Y tan importante como el paisaje exterior es el interior. ¿Qué sentiste realmente al llegar a esa cumbre, más allá del «qué bonito»? ¿Alivio? ¿Una inesperada melancolía? ¿Simplemente ganas de sentarte? ¿Qué pensamientos te asaltaron en ese tramo monótono de pista forestal? A veces, el ‘tema’ de una ruta no es la cumbre, sino esa conversación banal con tu compañero que, sin saber cómo, derivó en una confesión inesperada mientras cruzabais una pista forestal interminable. A menudo, son esas reflexiones, esas emociones crudas –la duda, la alegría absurda, la frustración– las que conectan a un nivel más profundo. La honestidad sobre tu propia experiencia, incluso si no es heroica, es magnética. No necesitas convertir la ruta en una sesión de documentación exhaustiva. A veces basta con una palabra clave anotada, una nota de voz rápida, o simplemente el propósito de prestar atención de forma diferente.

Ahora que tenemos esa materia prima –sensaciones, recuerdos, detalles– enfrentamos el verdadero desafío: la traducción a palabras que puedan resonar. Aquí es donde muchos relatos de rutas pierden fuelle. La clave suele estar en encontrar un foco, un ángulo. No intentes contarlo todo. Pregúntate: ¿Qué fue lo esencial de esta ruta para mí? ¿Qué la hizo diferente? Encuentra ese hilo conductor y úsalo como columna vertebral.

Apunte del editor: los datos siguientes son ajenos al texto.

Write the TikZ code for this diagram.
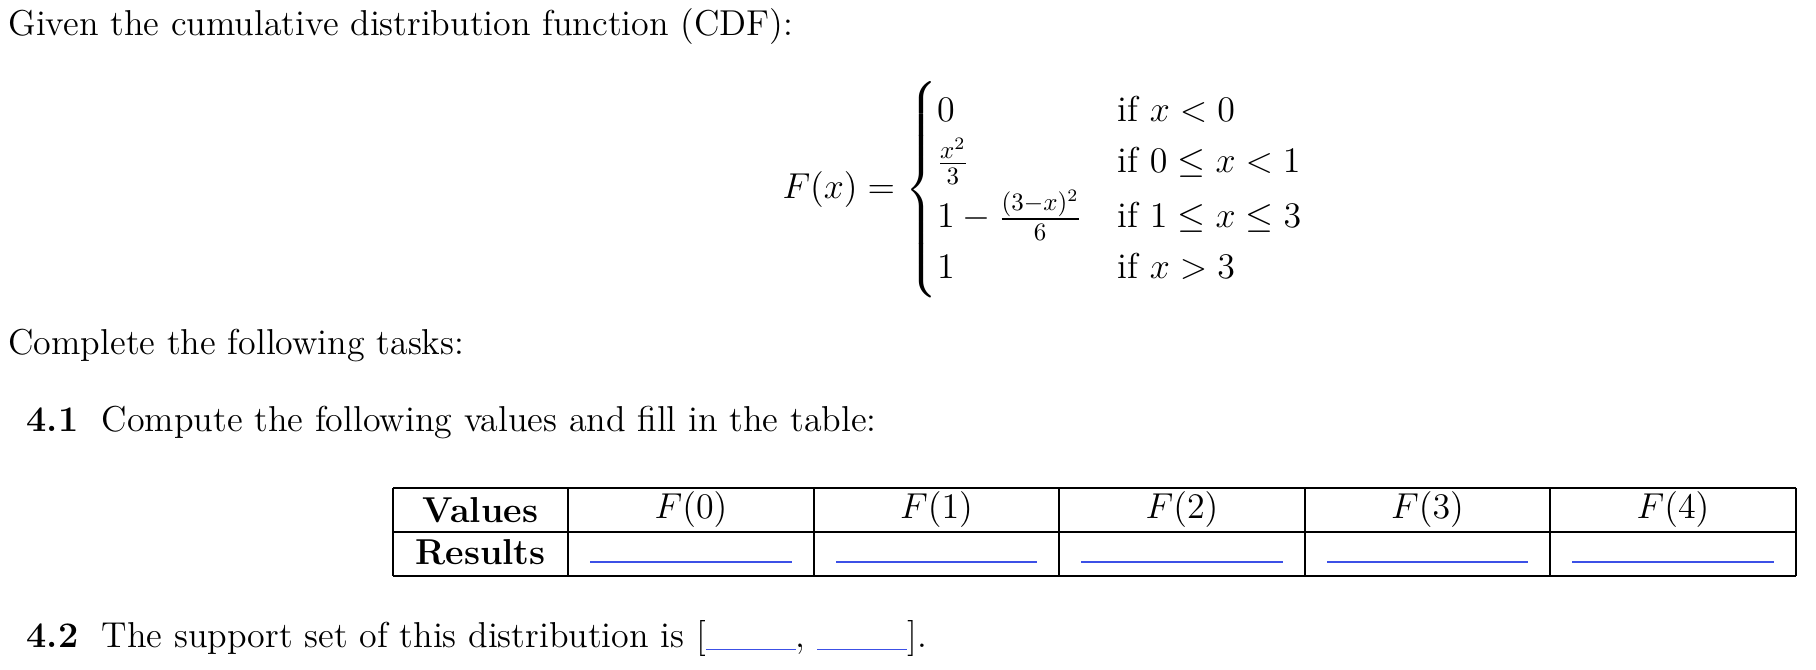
\documentclass[tikz,border=0pt]{standalone}
\usepackage{amsmath}
\definecolor{blank}{RGB}{60,80,230}
\newcommand{\blankline}[1]{{\color{blank}\rule[-1pt]{#1}{0.6pt}}}
\begin{document}
\begin{tikzpicture}[x=0.4pt,y=-0.4pt,
  txt/.style={anchor=base west,inner sep=0pt,font=\fontsize{14.4}{17}\selectfont},
  cell/.style={anchor=center,inner sep=0pt,font=\fontsize{14.4}{17}\selectfont},
  tline/.style={line width=0.7pt}]
\useasboundingbox (0,0) rectangle (1816,670);
\node[txt] (given) at (8,36) {Given the cumulative distribution function (CDF):};
\node[anchor=west,inner sep=0pt,font=\fontsize{14.4}{17}\selectfont] (cdf) at (782,190)
 {$F(x)=\begin{cases}0 & \text{if } x<0\\[0pt] \frac{x^2}{3} & \text{if } 0\le x<1\\[1pt] 1-\frac{(3-x)^2}{6} & \text{if } 1\le x\le 3\\[0pt] 1 & \text{if } x>3\end{cases}$};
\node[txt] (complete) at (8,355) {Complete the following tasks:};
\node[txt] (t41) at (26,432) {\textbf{4.1}\ \ Compute the following values and fill in the table:};
% table
\foreach \y in {488,532,576} \draw[tline] (393,\y) -- (1796,\y);
\foreach \x in {393,568,814,1059,1305,1550,1796} \draw[tline] (\x,488) -- (\x,576);
\node[cell] (v) at (480.5,510) {\textbf{Values}};
\node[cell] (r) at (480.5,552) {\textbf{Results}};
\node[cell] (f0) at (691,510) {$F(0)$};
\node[cell] (f1) at (936.5,510) {$F(1)$};
\node[cell] (f2) at (1182,510) {$F(2)$};
\node[cell] (f3) at (1427.5,510) {$F(3)$};
\node[cell] (f4) at (1673,510) {$F(4)$};
\foreach \a/\b in {568/814,814/1059,1059/1305,1305/1550,1550/1796}
  \draw[blank,line width=0.6pt] (\a+22,562) -- (\b-22,562);
\node[txt] (t42) at (26,648) {\textbf{4.2}\ \ The support set of this distribution is [\blankline{36pt}, \blankline{36pt}].};
\end{tikzpicture}
\end{document}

Y luego, está la voz. Tu voz. No intentes sonar como un naturalista del siglo XIX. Escribe como hablas cuando intentas contar algo importante. Usa tu humor, tu perspectiva, tus dudas. Si te sentiste ridículo, dilo. Si te emocionaste con algo aparentemente trivial, también. El objetivo no es sonar ‘literario’, sino auténtico. Juega con la forma si te apetece. Empieza por el final, céntrate en un solo día, usa fragmentos cortos. No hay una única manera correcta. La estructura debe servir a la historia, no al revés.

El delicado arte de compartir sin aburrir

Seamos honestos, ¿quién no ha caído alguna vez en la trampa al intentar contar sus aventuras? Confieso que yo mismo he cometido varios de estos ‘pecados’ literarios: ¡no imaginas cuántas veces he aburrido incluso a mi propia madre con relatos de rutas donde la mayor tensión dramática era la elección del bocadillo! Pero reconocer los escollos más comunes nos ayuda a intentar esquivarlos.

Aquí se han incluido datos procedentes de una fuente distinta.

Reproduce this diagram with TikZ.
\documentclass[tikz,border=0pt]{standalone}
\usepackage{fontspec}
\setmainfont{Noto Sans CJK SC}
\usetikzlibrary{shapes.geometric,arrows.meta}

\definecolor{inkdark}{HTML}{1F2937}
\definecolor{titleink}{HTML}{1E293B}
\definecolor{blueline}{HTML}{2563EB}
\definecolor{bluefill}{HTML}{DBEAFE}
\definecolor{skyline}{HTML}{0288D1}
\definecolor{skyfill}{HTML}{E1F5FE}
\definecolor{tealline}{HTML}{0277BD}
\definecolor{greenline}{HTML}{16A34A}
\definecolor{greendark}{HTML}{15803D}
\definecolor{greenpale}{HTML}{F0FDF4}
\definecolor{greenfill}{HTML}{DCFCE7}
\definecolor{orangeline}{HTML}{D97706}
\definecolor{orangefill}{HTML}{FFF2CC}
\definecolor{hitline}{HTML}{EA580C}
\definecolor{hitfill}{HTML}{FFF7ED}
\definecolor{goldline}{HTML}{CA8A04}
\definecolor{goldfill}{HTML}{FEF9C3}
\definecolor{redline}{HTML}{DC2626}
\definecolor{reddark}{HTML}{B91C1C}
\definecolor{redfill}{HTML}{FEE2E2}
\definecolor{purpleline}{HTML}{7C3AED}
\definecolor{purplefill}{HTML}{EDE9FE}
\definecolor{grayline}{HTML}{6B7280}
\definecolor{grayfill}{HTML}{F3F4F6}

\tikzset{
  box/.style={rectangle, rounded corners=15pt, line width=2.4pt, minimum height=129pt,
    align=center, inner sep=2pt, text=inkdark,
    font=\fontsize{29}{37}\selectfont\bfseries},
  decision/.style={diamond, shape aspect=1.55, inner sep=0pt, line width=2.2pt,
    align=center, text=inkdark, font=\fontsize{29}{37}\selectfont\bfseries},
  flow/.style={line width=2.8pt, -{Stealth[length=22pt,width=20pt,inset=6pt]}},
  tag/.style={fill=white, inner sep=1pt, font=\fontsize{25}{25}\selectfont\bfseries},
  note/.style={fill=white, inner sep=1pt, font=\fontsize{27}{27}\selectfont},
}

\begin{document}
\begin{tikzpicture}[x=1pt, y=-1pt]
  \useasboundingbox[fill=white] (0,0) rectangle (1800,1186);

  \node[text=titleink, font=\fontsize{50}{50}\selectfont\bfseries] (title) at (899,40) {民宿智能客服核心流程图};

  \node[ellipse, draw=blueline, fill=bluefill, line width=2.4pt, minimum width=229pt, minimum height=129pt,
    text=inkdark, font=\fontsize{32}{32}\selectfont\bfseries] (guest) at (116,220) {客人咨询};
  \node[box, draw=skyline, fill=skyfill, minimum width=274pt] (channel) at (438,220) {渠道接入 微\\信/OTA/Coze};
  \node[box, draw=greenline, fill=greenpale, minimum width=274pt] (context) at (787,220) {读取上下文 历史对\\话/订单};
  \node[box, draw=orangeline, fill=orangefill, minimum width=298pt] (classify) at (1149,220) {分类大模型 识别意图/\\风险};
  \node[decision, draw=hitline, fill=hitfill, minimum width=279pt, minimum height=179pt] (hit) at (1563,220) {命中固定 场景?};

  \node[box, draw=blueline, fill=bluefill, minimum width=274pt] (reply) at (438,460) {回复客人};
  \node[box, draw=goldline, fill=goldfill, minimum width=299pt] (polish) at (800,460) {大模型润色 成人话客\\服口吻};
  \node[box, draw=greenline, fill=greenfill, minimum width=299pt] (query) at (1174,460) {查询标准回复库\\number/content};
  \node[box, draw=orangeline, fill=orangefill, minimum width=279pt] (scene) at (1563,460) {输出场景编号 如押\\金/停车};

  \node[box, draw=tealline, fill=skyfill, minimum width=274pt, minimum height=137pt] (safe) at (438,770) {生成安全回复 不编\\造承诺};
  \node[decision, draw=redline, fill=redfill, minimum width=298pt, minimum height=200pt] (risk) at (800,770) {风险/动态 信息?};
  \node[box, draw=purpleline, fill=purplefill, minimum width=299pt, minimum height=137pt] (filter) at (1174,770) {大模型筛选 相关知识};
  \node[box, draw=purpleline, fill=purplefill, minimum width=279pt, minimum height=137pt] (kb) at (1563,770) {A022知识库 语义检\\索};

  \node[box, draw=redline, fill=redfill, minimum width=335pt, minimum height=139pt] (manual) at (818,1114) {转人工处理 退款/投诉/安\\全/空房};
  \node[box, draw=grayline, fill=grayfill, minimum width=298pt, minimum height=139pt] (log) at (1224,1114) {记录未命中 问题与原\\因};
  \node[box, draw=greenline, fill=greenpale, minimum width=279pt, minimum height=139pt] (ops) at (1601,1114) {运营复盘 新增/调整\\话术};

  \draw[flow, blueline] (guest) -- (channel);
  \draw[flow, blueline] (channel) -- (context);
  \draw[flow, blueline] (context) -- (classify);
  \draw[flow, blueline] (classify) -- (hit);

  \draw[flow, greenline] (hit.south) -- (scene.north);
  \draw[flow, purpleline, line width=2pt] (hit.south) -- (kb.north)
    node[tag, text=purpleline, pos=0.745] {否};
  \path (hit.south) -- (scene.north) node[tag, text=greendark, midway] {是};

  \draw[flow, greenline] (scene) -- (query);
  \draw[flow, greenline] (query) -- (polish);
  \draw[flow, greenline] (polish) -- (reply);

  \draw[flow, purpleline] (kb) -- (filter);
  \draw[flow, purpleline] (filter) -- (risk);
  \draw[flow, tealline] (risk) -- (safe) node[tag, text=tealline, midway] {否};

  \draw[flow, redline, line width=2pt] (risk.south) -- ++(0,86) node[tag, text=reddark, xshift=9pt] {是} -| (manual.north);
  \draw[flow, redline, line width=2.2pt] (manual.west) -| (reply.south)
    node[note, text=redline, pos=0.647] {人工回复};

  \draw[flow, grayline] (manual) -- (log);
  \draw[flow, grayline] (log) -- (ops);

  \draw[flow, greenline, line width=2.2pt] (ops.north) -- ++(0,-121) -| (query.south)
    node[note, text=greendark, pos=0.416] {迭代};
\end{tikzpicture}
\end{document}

Está la narración puramente fáctica y cronológica («y entonces… y entonces…»), que puede matar el interés rápidamente. Está la acumulación de descripciones paisajísticas genéricas («impresionante», «espectacular») sin conexión emocional. Está el enfoque excesivo en el equipo, que a pocos importa salvo que sea parte del drama. Y está el volcado de pensamientos sin filtro, que puede resultar confuso o autoindulgente.

Quizás el antídoto común a todo esto sea recordar para quién escribimos (incluso si es solo para nuestro yo futuro). Si la intención es compartir, conectar, necesitamos pensar en qué puede resonar en esa otra persona. ¿Es la emoción universal del esfuerzo? ¿La curiosidad por un lugar? ¿La reflexión que suscita el camino? ¿O simplemente una buena historia, bien contada? No se trata de buscar la aprobación, sino de intentar tender un puente entre tu experiencia y la sensibilidad de quien te lee. Y eso requiere selección, enfoque y empatía.

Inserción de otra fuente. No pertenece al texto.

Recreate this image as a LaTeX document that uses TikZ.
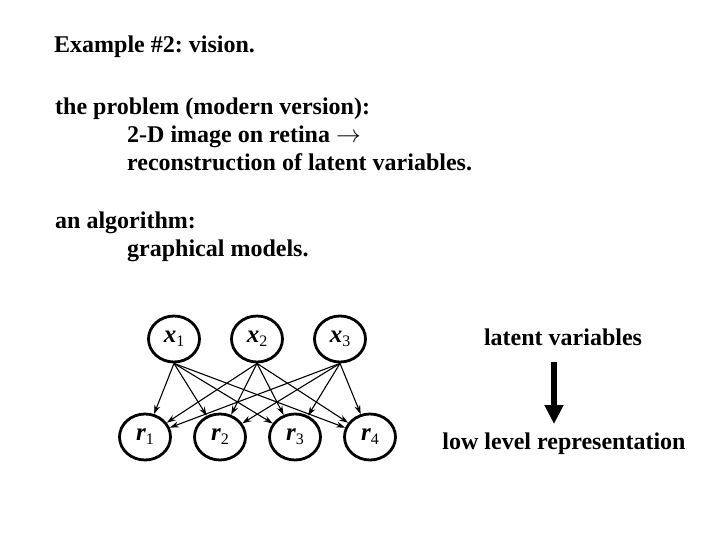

Escribe tu propio mapa: la aventura de contar la aventura

En última instancia, convertir tus rutas en relatos no tiene por qué ser una tarea hercúlea ni una pretensión literaria. Es, sobre todo, una invitación a profundizar la propia experiencia. El simple acto de buscar las palabras para describir una luz particular, un sentimiento fugaz o el sonido del viento, te obliga a revivirlo, a entenderlo mejor, a grabarlo en la memoria de una forma más duradera.

No necesitas publicar un libro. Empieza por algo pequeño: un párrafo en un diario, una descripción más cuidada, un email a un amigo contando algo más que «la ruta estuvo bien». Experimenta. Juega. Descubre tu propia forma de contar el camino.

Porque cada sendero que andas es una historia esperando ser descubierta, no solo bajo tus pies, sino también dentro de ti. Y cada palabra que escribes sobre él es una forma de trazar tu propio mapa, uno que va más allá de curvas de nivel y coordenadas GPS. Es el mapa de tu propia aventura interior, y ese, créeme, siempre merece la pena ser explorado.